Carver Mead
Gordon and Betty Moore Professor Emeritus of Engineering and Applied Science at the California Institute of Technology (Caltech). Ph.D. - Caltech
Recommended book categories
Professor Mead has recommended books in the following areas:
A pioneer of modern microelectronics, Carver Mead has made contributions to the development and design of semiconductors, digital chips, and silicon compilers, technologies which form the foundations of modern very-large-scale integration chip design. In the 1980s, he focused on electronic modeling of human neurology and biology, creating “neuromorphic electronic systems.” Mead has been involved in the founding of more than 20 companies. In 1960, he was the first person to describe and demonstrate a three-terminal solid-state device based on the operating principles of electron tunneling and hot-electron transport. In 1966, Mead designed the first gallium arsenide gate field-effect transistor using a Schottky barrier diode to isolate the gate from the channel. Mead is credited by Gordon Moore with coining the term Moore’s law. In 1968, Mead demonstrated, contrary to common assumptions, that as transistors decreased in size, they would not become more fragile or hotter or more expensive or slower. Rather, he argued that transistors would get faster, better, cooler and cheaper as they were miniaturized. Mead was the first to predict the possibility of storing millions of transistors on a chip. Mead was one of the first researchers to investigate techniques for very-large-scale integration, designing and creating high-complexity microchips. He taught the world’s first VLSI design course, at Caltech in 1970. He co-authored the landmark text “Introduction to VLSI systems”, published in 1979. This was A pioneering textbook, it has been used in VLSI integrated circuit education all over the world for decades. Mead and his Ph.D. student David L. Johannsen created the first silicon compiler, capable of taking a user’s specifications and automatically generating an integrated circuit. Next, he worked with Professor John Hopfield and Nobelist Richard Feynman, helping to create three new fields: Neural Networks, Neuromorphic Engineering, and the Physics of Computation. As the space is limited we leave interested readers to read more about this amazing scientist on his wikipedia page. Here is a list of some of his major awards:
2015, Fellow, National Academy of Inventors (NAI) for his “unparalleled commitment to excellence in academic invention."

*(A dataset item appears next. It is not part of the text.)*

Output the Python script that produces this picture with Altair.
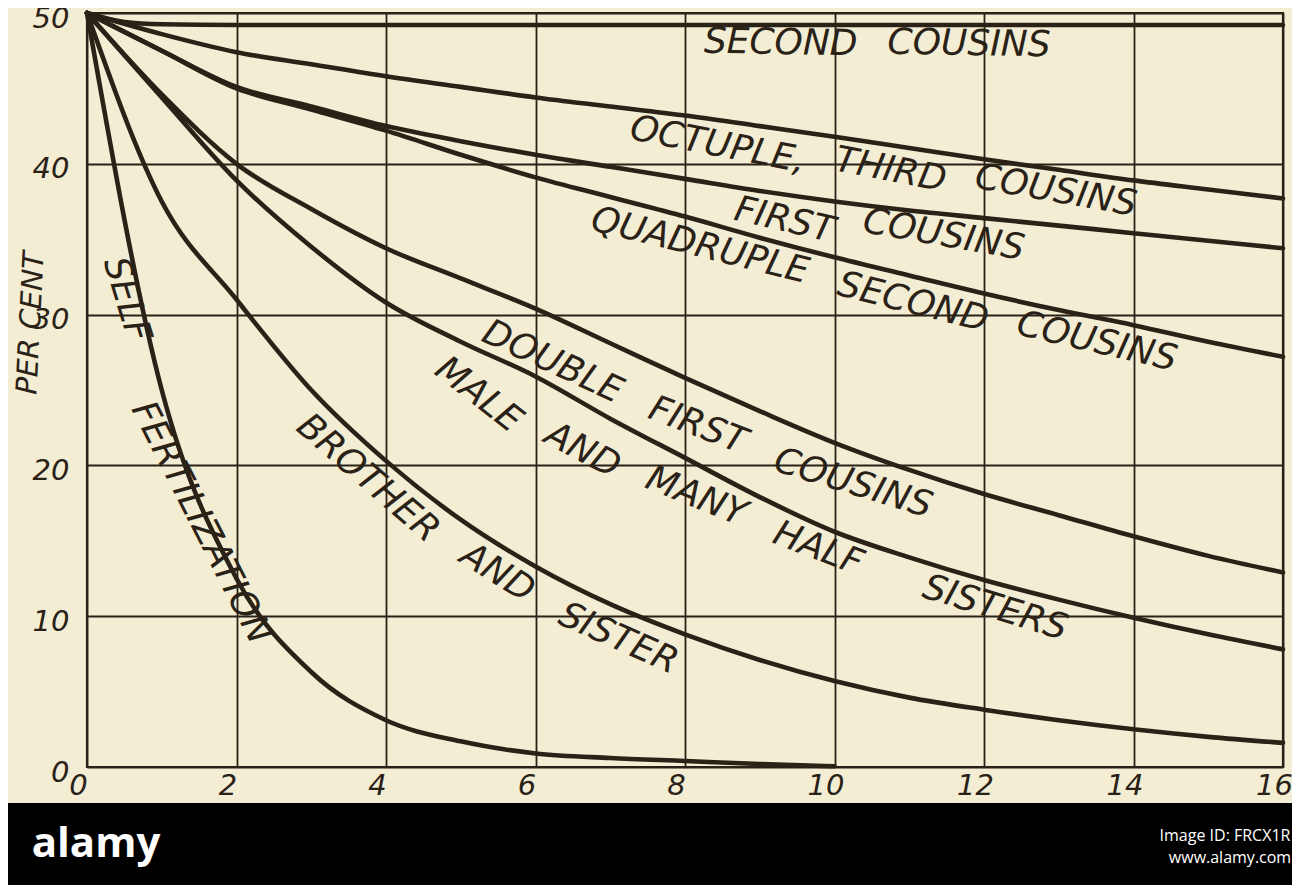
import altair as alt
import pandas as pd

# ---- data (per cent vs generations) ----
GEN = list(range(17))
SECOND_X = [0, 0.5, 1, 2, 4, 6, 8, 10, 12, 14, 16]
SECOND_COUSINS = [50, 49.4, 49.25, 49.2, 49.2, 49.2, 49.2, 49.2, 49.2, 49.2, 49.2]
OCTUPLE_THIRD = [50, 48.6, 47.4, 46.6, 45.8, 45.1, 44.4, 43.8, 43.2, 42.5, 41.8, 41.05, 40.3, 39.6, 38.9, 38.3, 37.7]
FIRST_COUSINS = [50, 47.5, 45.1, 43.8, 42.5, 41.5, 40.6, 39.8, 39.0, 38.2, 37.5, 36.9, 36.4, 35.9, 35.4, 34.9, 34.4]
QUAD_SECOND = [50, 47.5, 45.0, 43.6, 42.2, 40.6, 39.1, 37.8, 36.5, 35.1, 33.8, 32.6, 31.4, 30.3, 29.3, 28.2, 27.2]
DOUBLE_FIRST = [50, 44.6, 40.0, 37.0, 34.4, 32.4, 30.4, 28.1, 25.8, 23.6, 21.5, 19.7, 18.1, 16.7, 15.3, 14.0, 12.9]
MALE_HALF = [50, 44.4, 38.9, 34.5, 30.8, 28.2, 25.9, 23.1, 20.5, 17.9, 15.6, 13.9, 12.4, 11.1, 9.9, 8.8, 7.8]
BROTHER_SISTER = [50, 37.5, 31.0, 25.0, 20.3, 16.4, 13.3, 10.8, 8.8, 7.1, 5.7, 4.6, 3.8, 3.1, 2.5, 2.0, 1.6]
SELF_X = list(range(11))
SELF_FERT = [50, 25, 12.5, 6.3, 3.1, 1.7, 0.9, 0.6, 0.4, 0.2, 0.05]

X_TICKS = [0, 2, 4, 6, 8, 10, 12, 14, 16]
Y_TICKS = [0, 10, 20, 30, 40, 50]

# curve labels, word by word (hand lettering follows the curves)
LABEL_TEXT = ["SECOND", "COUSINS",
              "OCTUPLE,", "THIRD", "COUSINS",
              "FIRST", "COUSINS",
              "QUADRUPLE", "SECOND", "COUSINS",
              "DOUBLE", "FIRST", "COUSINS",
              "MALE", "AND", "MANY", "HALF", "SISTERS",
              "BROTHER", "AND", "SISTER",
              "SELF", "FERTILIZATION"]
LABEL_X = [9.28, 11.80,
           8.44, 10.75, 12.96,
           9.33, 11.46,
           8.20, 11.05, 13.51,
           6.23, 8.17, 10.25,
           5.24, 6.63, 8.15, 9.78, 12.15,
           3.76, 5.49, 7.11,
           0.53, 1.53]
LABEL_Y = [48.01, 47.94,
           41.25, 39.59, 38.20,
           36.27, 35.28,
           34.57, 30.80, 28.20,
           26.86, 22.65, 18.81,
           24.68, 20.99, 17.94, 14.48, 10.55,
           19.14, 12.88, 8.52,
           31.0, 16.2]
LABEL_ANGLE = [1, 1,
               11, 11, 10,
               13, 10,
               14, 14, 13,
               25, 21, 17,
               38, 28, 22, 21, 17,
               41, 32, 24,
               73, 63]

INK = "#2a2117"
PAPER = "#f3edd3"
FONT = "DejaVu Sans"

rows = []
def add(name, xs, ys):
    for i, (a, b) in enumerate(zip(xs, ys)):
        rows.append({"series": name, "gen": a, "pct": b, "order": i})

add("Second cousins", SECOND_X, SECOND_COUSINS)
add("Octuple third cousins", GEN, OCTUPLE_THIRD)
add("First cousins", GEN, FIRST_COUSINS)
add("Quadruple second cousins", GEN, QUAD_SECOND)
add("Double first cousins", GEN, DOUBLE_FIRST)
add("Male and many half sisters", GEN, MALE_HALF)
add("Brother and sister", GEN, BROTHER_SISTER)
add("Self fertilization", SELF_X, SELF_FERT)
df = pd.DataFrame(rows)

labels = pd.DataFrame({"text": LABEL_TEXT, "gen": LABEL_X, "pct": LABEL_Y, "angle": LABEL_ANGLE})

xscale = alt.Scale(domain=[0, 16], nice=False, zero=False)
yscale = alt.Scale(domain=[0, 50], nice=False, zero=False)

x_axis = alt.Axis(values=X_TICKS, format="d", grid=True, ticks=False, domain=False, title=None,
                  labelFont=FONT, labelFontStyle="italic", labelFontSize=29,
                  labelColor=INK, labelPadding=4, labelOffset=-9, labelFlush=False,
                  gridColor=INK, gridWidth=1.8, gridOpacity=1)
y_axis = alt.Axis(values=Y_TICKS, format="d", grid=True, ticks=False, domain=False, title=None,
                  labelFont=FONT, labelFontStyle="italic", labelFontSize=29,
                  labelColor=INK, labelPadding=18, labelOffset=5, labelFlush=False,
                  gridColor=INK, gridWidth=1.8, gridOpacity=1)

lines = alt.Chart(df).mark_line(interpolate="monotone", color=INK, strokeWidth=4.6,
                                strokeCap="round").encode(
    x=alt.X("gen:Q", scale=xscale, axis=x_axis),
    y=alt.Y("pct:Q", scale=yscale, axis=y_axis),
    detail="series:N",
    order="order:Q",
)

curve_labels = alt.Chart(labels).mark_text(font=FONT, fontSize=36, fontStyle="italic",
                                           color=INK, align="center", baseline="middle").encode(
    x=alt.X("gen:Q", scale=xscale),
    y=alt.Y("pct:Q", scale=yscale),
    text="text:N",
    angle=alt.Angle("angle:Q", scale=None),
)

one = pd.DataFrame({"k": [0]})
y_title = alt.Chart(one).mark_text(text="PER CENT", font=FONT, fontSize=29, fontStyle="italic",
                                   color=INK, angle=273, align="center", baseline="middle").encode(
    x=alt.value(-56), y=alt.value(310))

band = alt.Chart(one).mark_rect(color="#000000").encode(
    x=alt.value(-90), x2=alt.value(1220), y=alt.value(790), y2=alt.value(900))
logo = alt.Chart(one).mark_text(text="alamy", font="Open Sans", fontSize=42, fontWeight="bold",
                                color="#ffffff", align="center", baseline="middle").encode(
    x=alt.value(9), y=alt.value(831))
img_id = alt.Chart(one).mark_text(text="Image ID: FRCX1R", font="Open Sans", fontSize=16,
                                  color="#ffffff", align="center", baseline="middle").encode(
    x=alt.value(1138), y=alt.value(823))
www = alt.Chart(one).mark_text(text="www.alamy.com", font="Open Sans", fontSize=16,
                               color="#ffffff", align="center", baseline="middle").encode(
    x=alt.value(1143), y=alt.value(845))

chart = alt.layer(lines, curve_labels, y_title, band, logo, img_id, www).properties(
    width=1196, height=754,
    padding={"left": 79, "top": 5, "right": 9, "bottom": 118},
    autosize=alt.AutoSizeParams(type="none"),
    background=PAPER,
).configure_view(stroke=INK, strokeWidth=2.2)

chart.save("out.html", embed_options={"renderer": "svg", "actions": False})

2011, BBVA Foundation Frontiers of Knowledge Award of Information and Communication Technologies “… for his influential thinking in silicon technology. His work has enabled the development of the microchips that drive the electronic devices (laptops, tablets, smartphones, DVD players) ubiquitous in our daily lives."
2005, Progress Medal of the Royal Photographic Society
2002, National Medal of Technology
2002, Fellow of the Computer History Museum “for his contributions in pioneering the automation, methodology and teaching of integrated circuit design”.
2001, Dickson Prize in Science
1999, Lemelson-MIT Prize
1997, Allen Newell Award, Association for Computing Machinery
1996, John Von Neumann Medal, Institute of Electrical and Electronics Engineers
1996, Phil Kaufman Award for his impact on electronic design industry
1992, Award for Outstanding Research, International Neural Network Society
1985, John Price Wetherill Medal from The Franklin Institute, with Lynn Conway
1985, Harry H. Goode Memorial Award, American Federation of Information Processing Societies
1984, Harold Pender Award, with Lynn Conway
1981, Award for Achievement from Electronics Magazine, with Lynn Conway
1971, T.D. Callinan Award, In recognition of an outstanding contribution to the literature of dielectrics.”